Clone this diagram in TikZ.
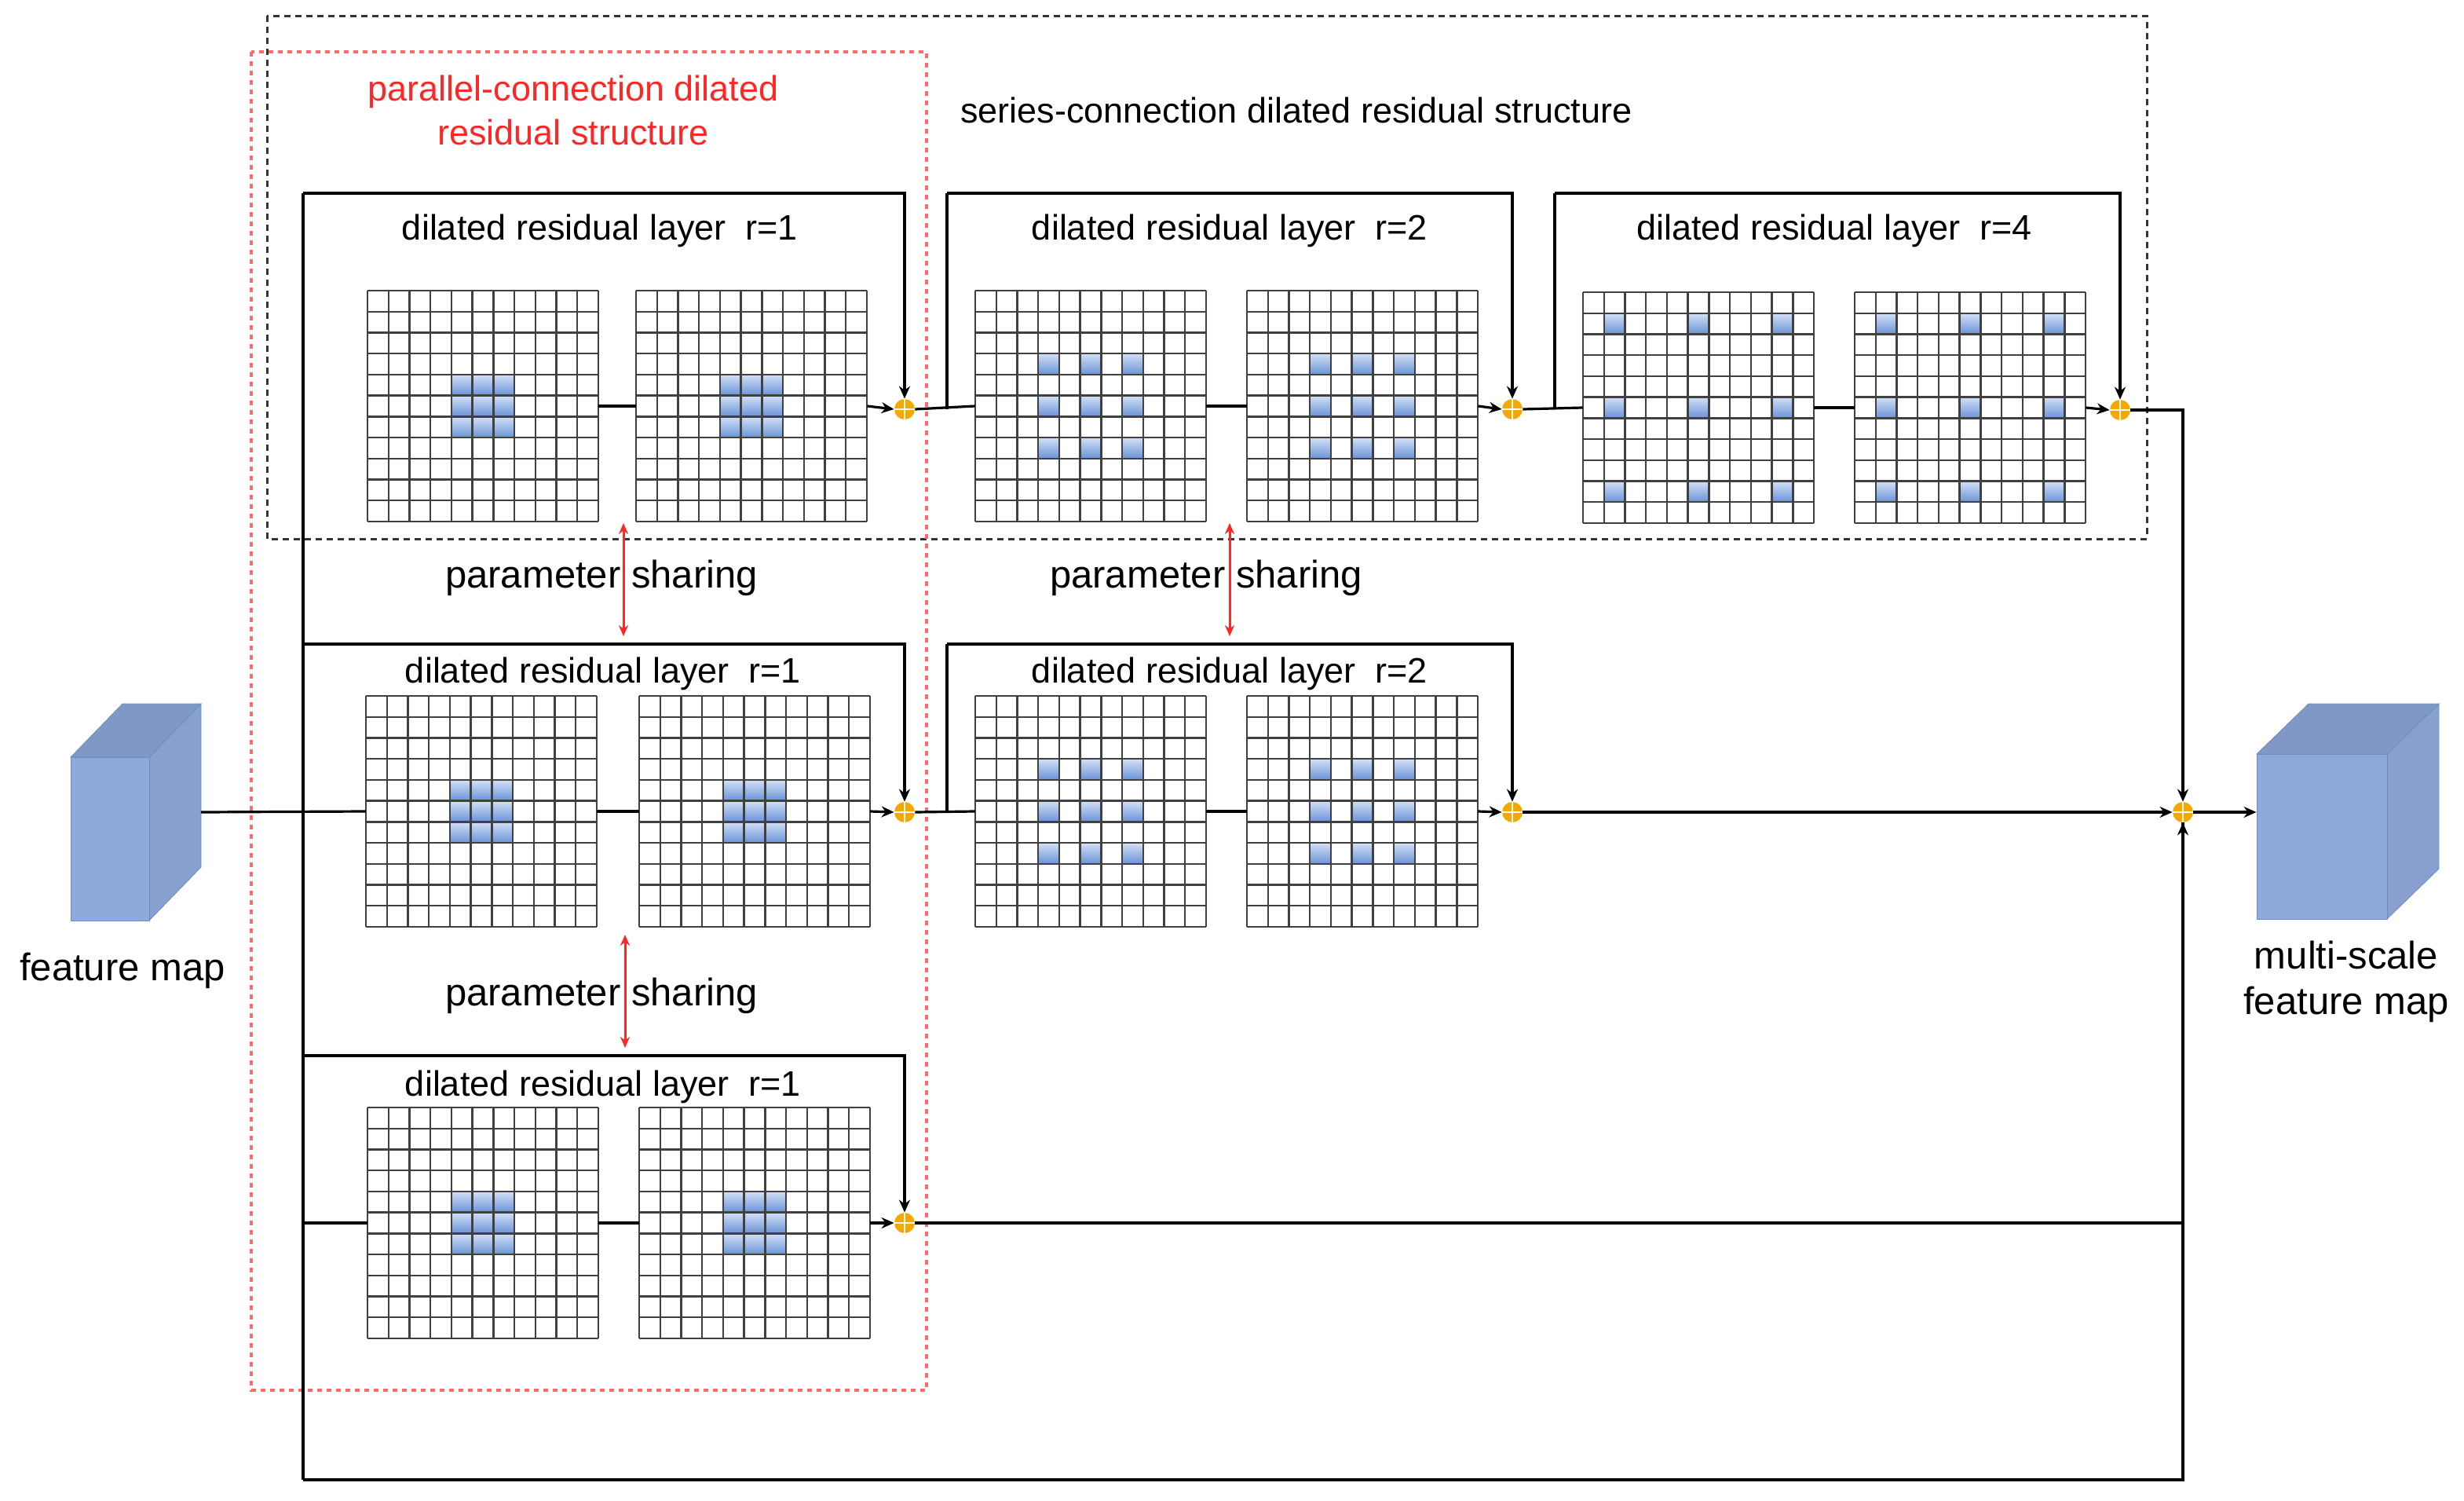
\documentclass[tikz,border=0pt]{standalone}
\usepackage{fontspec}
\setmainfont{Liberation Sans}
\usetikzlibrary{arrows.meta,calc}
\definecolor{cubefront}{HTML}{8EAADB}
\definecolor{cubetop}{HTML}{7F98C5}
\definecolor{cubeside}{HTML}{87A0CF}
\definecolor{cubeedge}{HTML}{6C8EBF}
\definecolor{redd}{HTML}{FF6B6B}
\definecolor{plusor}{HTML}{F5A800}
\definecolor{cellhi}{HTML}{D3E0F6}
\definecolor{cello}{HTML}{6A93D6}
\newcommand\fmap[4]{%
  \node[fmapbox] (#1) at (#2+73.5,#3+73.5) {};
  \foreach \i in {#4}{\foreach \j in {#4}{%
    \shade[top color=cellhi,bottom color=cello] (#2+\i*13.364,#3+\j*13.364) rectangle ++(13.364,13.364);}}
  \foreach \k in {0,...,11}{%
    \draw[gridln] (#2+\k*13.364,#3) -- ++(0,147);
    \draw[gridln] (#2,#3+\k*13.364) -- ++(147,0);}%
}
\tikzset{
  fmapbox/.style={draw=none,minimum size=147pt,inner sep=0pt},
  gridln/.style={draw=black!75,line width=1.2pt},
  conn/.style={draw=black,line width=1.6pt},
  arr/.style={conn,-{Stealth[length=8pt,width=7pt]}},
  plusn/.style={circle,fill=plusor,minimum size=13pt,inner sep=0pt,
    path picture={\draw[white,line width=1.2pt] (path picture bounding box.north) -- (path picture bounding box.south)
      (path picture bounding box.west) -- (path picture bounding box.east);}},
  ttl/.style={font=\fontsize{22.5}{28}\selectfont},
  big/.style={font=\fontsize{24.5}{29}\selectfont},
  share/.style={draw=red!85,line width=1.5pt,{Stealth[length=7pt,width=6pt]}-{Stealth[length=7pt,width=6pt]}},
}
\begin{document}
\begin{tikzpicture}[x=1pt,y=-1pt]
\useasboundingbox (0,0) rectangle (1569,955.5);
% enclosing boxes
\draw[black!80,line width=1.5pt,dash pattern=on 4pt off 3pt] (170,10) rectangle (1367,343);
\draw[redd,line width=1.6pt,dash pattern=on 3pt off 3pt] (160,33) rectangle (590,885);
\node[ttl,text=red!85,align=center] (ptitle) at (365,70) {parallel-connection dilated\\residual structure};
\node[ttl,anchor=west] (stitle) at (608,70) {series-connection dilated residual structure};
% grids
\fmap{g11}{234}{185}{4,5,6}
\fmap{g12}{405}{185}{4,5,6}
\fmap{g13}{621}{185}{3,5,7}
\fmap{g14}{794}{185}{3,5,7}
\fmap{g15}{1008}{186}{1,5,9}
\fmap{g16}{1181}{186}{1,5,9}
\fmap{g21}{233}{443}{4,5,6}
\fmap{g22}{407}{443}{4,5,6}
\fmap{g23}{621}{443}{3,5,7}
\fmap{g24}{794}{443}{3,5,7}
\fmap{g31}{234}{705}{4,5,6}
\fmap{g32}{407}{705}{4,5,6}
% titles
\node[ttl] (t11) at (382,147) {dilated residual layer\ \ r=1};
\node[ttl] (t12) at (783,147) {dilated residual layer\ \ r=2};
\node[ttl] (t13) at (1168,147) {dilated residual layer\ \ r=4};
\node[ttl] (t21) at (384,429) {dilated residual layer\ \ r=1};
\node[ttl] (t22) at (783,429) {dilated residual layer\ \ r=2};
\node[ttl] (t31) at (384,692) {dilated residual layer\ \ r=1};
% plus nodes
\node[plusn] (p11) at (576,260.5) {};
\node[plusn] (p12) at (963,260.5) {};
\node[plusn] (p13) at (1350,261) {};
\node[plusn] (p21) at (576,517) {};
\node[plusn] (p22) at (963,517) {};
\node[plusn] (p31) at (576,778.5) {};
\node[plusn] (pf) at (1390,517) {};
% cubes
\node[draw=none,minimum width=50pt,minimum height=104pt,inner sep=0pt] (fm) at (70,534) {};
\filldraw[fill=cubetop,draw=cubeedge] (45,482) -- (78,448) -- (128,448) -- (95,482) -- cycle;
\filldraw[fill=cubeside,draw=cubeedge] (95,482) -- (128,448) -- (128,552) -- (95,586) -- cycle;
\filldraw[fill=cubefront,draw=cubeedge] (45,482) rectangle (95,586);
\node[draw=none,minimum width=83pt,minimum height=105pt,inner sep=0pt] (out) at (1478.5,532.5) {};
\filldraw[fill=cubetop,draw=cubeedge] (1437,480) -- (1470,448) -- (1553,448) -- (1520,480) -- cycle;
\filldraw[fill=cubeside,draw=cubeedge] (1520,480) -- (1553,448) -- (1553,553) -- (1520,585) -- cycle;
\filldraw[fill=cubefront,draw=cubeedge] (1437,480) rectangle (1520,585);
\node[big] (fmlab) at (78,618) {feature map};
\node[big,align=center] (outlab) at (1494,625) {multi-scale\\feature map};
% coordinates
\coordinate (L1) at (193,123);
\coordinate (L2) at (193,410);
\coordinate (L3) at (193,672);
\coordinate (Lb) at (193,942);
\coordinate (fmo) at (128,517);
\coordinate (s12) at (603,123);
\coordinate (s13) at (990,123);
\coordinate (s22) at (603,410);
% connectors row 1
\draw[conn] (L1) -- (Lb);
\draw[conn] (g11.east) -- (g12.west);
\draw[arr] (g12.east) -- (p11.west);
\draw[arr] (L1) -| (p11.north);
\draw[conn] (p11.east) -- (g13.west);
\draw[conn] (s12) -- (s12 |- p11);
\draw[arr] (s12) -| (p12.north);
\draw[conn] (g13.east) -- (g14.west);
\draw[arr] (g14.east) -- (p12.west);
\draw[conn] (p12.east) -- (g15.west);
\draw[conn] (s13) -- (s13 |- p12);
\draw[arr] (s13) -| (p13.north);
\draw[conn] (g15.east) -- (g16.west);
\draw[arr] (g16.east) -- (p13.west);
\draw[arr] (p13.east) -| (pf.north);
% row 2
\draw[conn] (fmo) -- (g21.west);
\draw[conn] (g21.east) -- (g22.west);
\draw[arr] (g22.east) -- (p21.west);
\draw[arr] (L2) -| (p21.north);
\draw[conn] (p21.east) -- (g23.west);
\draw[conn] (s22) -- (s22 |- p21);
\draw[arr] (s22) -| (p22.north);
\draw[conn] (g23.east) -- (g24.west);
\draw[arr] (g24.east) -- (p22.west);
\draw[arr] (p22.east) -- (pf.west);
% row 3
\draw[conn] (L1 |- g31.west) -- (g31.west);
\draw[conn] (g31.east) -- (g32.west);
\draw[arr] (g32.east) -- (p31.west);
\draw[arr] (L3) -| (p31.north);
\draw[conn] (p31.east) -| (pf.south);
\draw[arr] (Lb) -| (pf.south);
\draw[arr] (pf.east) -- (out.west |- pf.east);
% parameter sharing
\node[big] (ps1) at (383,368) {parameter sharing};
\node[big] (ps2) at (768,368) {parameter sharing};
\node[big] (ps3) at (383,634) {parameter sharing};
\coordinate (a1) at (397,333); \coordinate (b1) at (397,405);
\coordinate (a2) at (783,333); \coordinate (b2) at (783,405);
\coordinate (a3) at (398,595); \coordinate (b3) at (398,667);
\draw[share] (a1) -- (b1);
\draw[share] (a2) -- (b2);
\draw[share] (a3) -- (b3);
\end{tikzpicture}
\end{document}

• **Request**
Reproduce every line precisely as given, omitting all pictures.

• **Right answer**
Clone this diagram in TikZ.
\documentclass[tikz,border=0pt]{standalone}
\usepackage{fontspec}
\setmainfont{Liberation Sans}
\usetikzlibrary{arrows.meta,calc}
\definecolor{cubefront}{HTML}{8EAADB}
\definecolor{cubetop}{HTML}{7F98C5}
\definecolor{cubeside}{HTML}{87A0CF}
\definecolor{cubeedge}{HTML}{6C8EBF}
\definecolor{redd}{HTML}{FF6B6B}
\definecolor{plusor}{HTML}{F5A800}
\definecolor{cellhi}{HTML}{D3E0F6}
\definecolor{cello}{HTML}{6A93D6}
\newcommand\fmap[4]{%
  \node[fmapbox] (#1) at (#2+73.5,#3+73.5) {};
  \foreach \i in {#4}{\foreach \j in {#4}{%
    \shade[top color=cellhi,bottom color=cello] (#2+\i*13.364,#3+\j*13.364) rectangle ++(13.364,13.364);}}
  \foreach \k in {0,...,11}{%
    \draw[gridln] (#2+\k*13.364,#3) -- ++(0,147);
    \draw[gridln] (#2,#3+\k*13.364) -- ++(147,0);}%
}
\tikzset{
  fmapbox/.style={draw=none,minimum size=147pt,inner sep=0pt},
  gridln/.style={draw=black!75,line width=1.2pt},
  conn/.style={draw=black,line width=1.6pt},
  arr/.style={conn,-{Stealth[length=8pt,width=7pt]}},
  plusn/.style={circle,fill=plusor,minimum size=13pt,inner sep=0pt,
    path picture={\draw[white,line width=1.2pt] (path picture bounding box.north) -- (path picture bounding box.south)
      (path picture bounding box.west) -- (path picture bounding box.east);}},
  ttl/.style={font=\fontsize{22.5}{28}\selectfont},
  big/.style={font=\fontsize{24.5}{29}\selectfont},
  share/.style={draw=red!85,line width=1.5pt,{Stealth[length=7pt,width=6pt]}-{Stealth[length=7pt,width=6pt]}},
}
\begin{document}
\begin{tikzpicture}[x=1pt,y=-1pt]
\useasboundingbox (0,0) rectangle (1569,955.5);
% enclosing boxes
\draw[black!80,line width=1.5pt,dash pattern=on 4pt off 3pt] (170,10) rectangle (1367,343);
\draw[redd,line width=1.6pt,dash pattern=on 3pt off 3pt] (160,33) rectangle (590,885);
\node[ttl,text=red!85,align=center] (ptitle) at (365,70) {parallel-connection dilated\\residual structure};
\node[ttl,anchor=west] (stitle) at (608,70) {series-connection dilated residual structure};
% grids
\fmap{g11}{234}{185}{4,5,6}
\fmap{g12}{405}{185}{4,5,6}
\fmap{g13}{621}{185}{3,5,7}
\fmap{g14}{794}{185}{3,5,7}
\fmap{g15}{1008}{186}{1,5,9}
\fmap{g16}{1181}{186}{1,5,9}
\fmap{g21}{233}{443}{4,5,6}
\fmap{g22}{407}{443}{4,5,6}
\fmap{g23}{621}{443}{3,5,7}
\fmap{g24}{794}{443}{3,5,7}
\fmap{g31}{234}{705}{4,5,6}
\fmap{g32}{407}{705}{4,5,6}
% titles
\node[ttl] (t11) at (382,147) {dilated residual layer\ \ r=1};
\node[ttl] (t12) at (783,147) {dilated residual layer\ \ r=2};
\node[ttl] (t13) at (1168,147) {dilated residual layer\ \ r=4};
\node[ttl] (t21) at (384,429) {dilated residual layer\ \ r=1};
\node[ttl] (t22) at (783,429) {dilated residual layer\ \ r=2};
\node[ttl] (t31) at (384,692) {dilated residual layer\ \ r=1};
% plus nodes
\node[plusn] (p11) at (576,260.5) {};
\node[plusn] (p12) at (963,260.5) {};
\node[plusn] (p13) at (1350,261) {};
\node[plusn] (p21) at (576,517) {};
\node[plusn] (p22) at (963,517) {};
\node[plusn] (p31) at (576,778.5) {};
\node[plusn] (pf) at (1390,517) {};
% cubes
\node[draw=none,minimum width=50pt,minimum height=104pt,inner sep=0pt] (fm) at (70,534) {};
\filldraw[fill=cubetop,draw=cubeedge] (45,482) -- (78,448) -- (128,448) -- (95,482) -- cycle;
\filldraw[fill=cubeside,draw=cubeedge] (95,482) -- (128,448) -- (128,552) -- (95,586) -- cycle;
\filldraw[fill=cubefront,draw=cubeedge] (45,482) rectangle (95,586);
\node[draw=none,minimum width=83pt,minimum height=105pt,inner sep=0pt] (out) at (1478.5,532.5) {};
\filldraw[fill=cubetop,draw=cubeedge] (1437,480) -- (1470,448) -- (1553,448) -- (1520,480) -- cycle;
\filldraw[fill=cubeside,draw=cubeedge] (1520,480) -- (1553,448) -- (1553,553) -- (1520,585) -- cycle;
\filldraw[fill=cubefront,draw=cubeedge] (1437,480) rectangle (1520,585);
\node[big] (fmlab) at (78,618) {feature map};
\node[big,align=center] (outlab) at (1494,625) {multi-scale\\feature map};
% coordinates
\coordinate (L1) at (193,123);
\coordinate (L2) at (193,410);
\coordinate (L3) at (193,672);
\coordinate (Lb) at (193,942);
\coordinate (fmo) at (128,517);
\coordinate (s12) at (603,123);
\coordinate (s13) at (990,123);
\coordinate (s22) at (603,410);
% connectors row 1
\draw[conn] (L1) -- (Lb);
\draw[conn] (g11.east) -- (g12.west);
\draw[arr] (g12.east) -- (p11.west);
\draw[arr] (L1) -| (p11.north);
\draw[conn] (p11.east) -- (g13.west);
\draw[conn] (s12) -- (s12 |- p11);
\draw[arr] (s12) -| (p12.north);
\draw[conn] (g13.east) -- (g14.west);
\draw[arr] (g14.east) -- (p12.west);
\draw[conn] (p12.east) -- (g15.west);
\draw[conn] (s13) -- (s13 |- p12);
\draw[arr] (s13) -| (p13.north);
\draw[conn] (g15.east) -- (g16.west);
\draw[arr] (g16.east) -- (p13.west);
\draw[arr] (p13.east) -| (pf.north);
% row 2
\draw[conn] (fmo) -- (g21.west);
\draw[conn] (g21.east) -- (g22.west);
\draw[arr] (g22.east) -- (p21.west);
\draw[arr] (L2) -| (p21.north);
\draw[conn] (p21.east) -- (g23.west);
\draw[conn] (s22) -- (s22 |- p21);
\draw[arr] (s22) -| (p22.north);
\draw[conn] (g23.east) -- (g24.west);
\draw[arr] (g24.east) -- (p22.west);
\draw[arr] (p22.east) -- (pf.west);
% row 3
\draw[conn] (L1 |- g31.west) -- (g31.west);
\draw[conn] (g31.east) -- (g32.west);
\draw[arr] (g32.east) -- (p31.west);
\draw[arr] (L3) -| (p31.north);
\draw[conn] (p31.east) -| (pf.south);
\draw[arr] (Lb) -| (pf.south);
\draw[arr] (pf.east) -- (out.west |- pf.east);
% parameter sharing
\node[big] (ps1) at (383,368) {parameter sharing};
\node[big] (ps2) at (768,368) {parameter sharing};
\node[big] (ps3) at (383,634) {parameter sharing};
\coordinate (a1) at (397,333); \coordinate (b1) at (397,405);
\coordinate (a2) at (783,333); \coordinate (b2) at (783,405);
\coordinate (a3) at (398,595); \coordinate (b3) at (398,667);
\draw[share] (a1) -- (b1);
\draw[share] (a2) -- (b2);
\draw[share] (a3) -- (b3);
\end{tikzpicture}
\end{document}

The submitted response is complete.